To prepare for Saturday’s group negotiation, the students spent the better part of the week formulating their coalition’s position, staking out some shared ground with other coalitions they hoped to use as leverage to come to an agreement that best aligned with their interests.
Thursday, however, Durkin, who was the chairwoman of the plenary session, threw a wrench in the negotiations, giving the coalitions new compromise language to use as a foundation for their talks.
As mock negotiations often go, student delegates offered hardline positions at the outset — part of a tendency “to put a fence around what they care about,” according to Durkin. The session later eroded to sidebar talks at the edge of the room focused on finding common ground to signal progress.

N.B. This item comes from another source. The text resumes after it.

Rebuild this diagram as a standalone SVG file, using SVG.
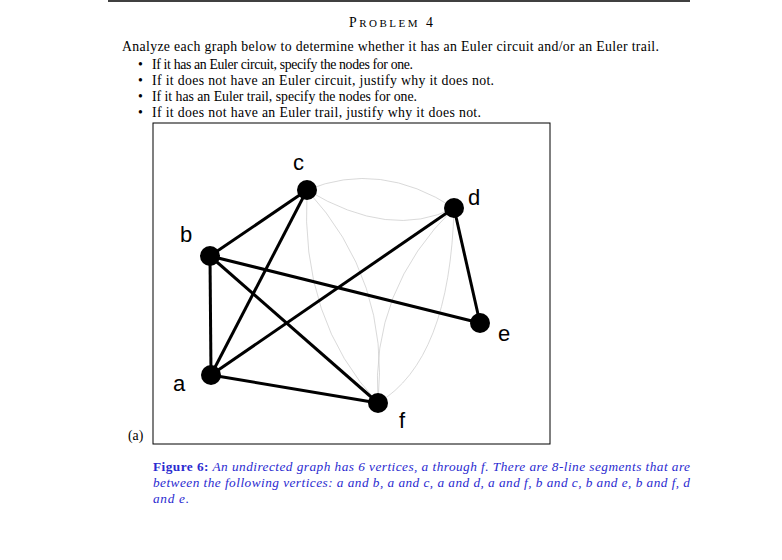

“They’re developing strategies to discuss a particular text, and learning how to negotiate within a coalition, develop a cross-coalition, and ultimately to come up with a consensus,” Durkin explained.
While the students did not come to an understanding on all of the issues at hand in the two-hour session Saturday — debates over some of these issues can drag out for years — Durkin said they gained valuable insight into just how difficult negotiating trade deals can be, particularly in an increasingly complex international setting.
When real-world negotiations resume in the coming days, Vetick and Kowalewski said they'll be watching for signs of how Nebraska could be impacted.
Vetick, who wants to work in international trade, said the trade negotiation was a good experience to understand what it takes to be able to purchase clothing made in Taiwan or alarm clocks made in China.
"All this has to happen for these comforts in life that we have," he said.
The experience of their own trade negotiation, in which five coalitions could not reach consensus on a few short paragraphs, has taught them that the process is deeper than it appears.
"Nebraska runs on agriculture; there is a lot riding on this," said Kowalewski, who added she, too, plans to work in international trade. "It's also way more complicated than the one page, one sector we've been focused on."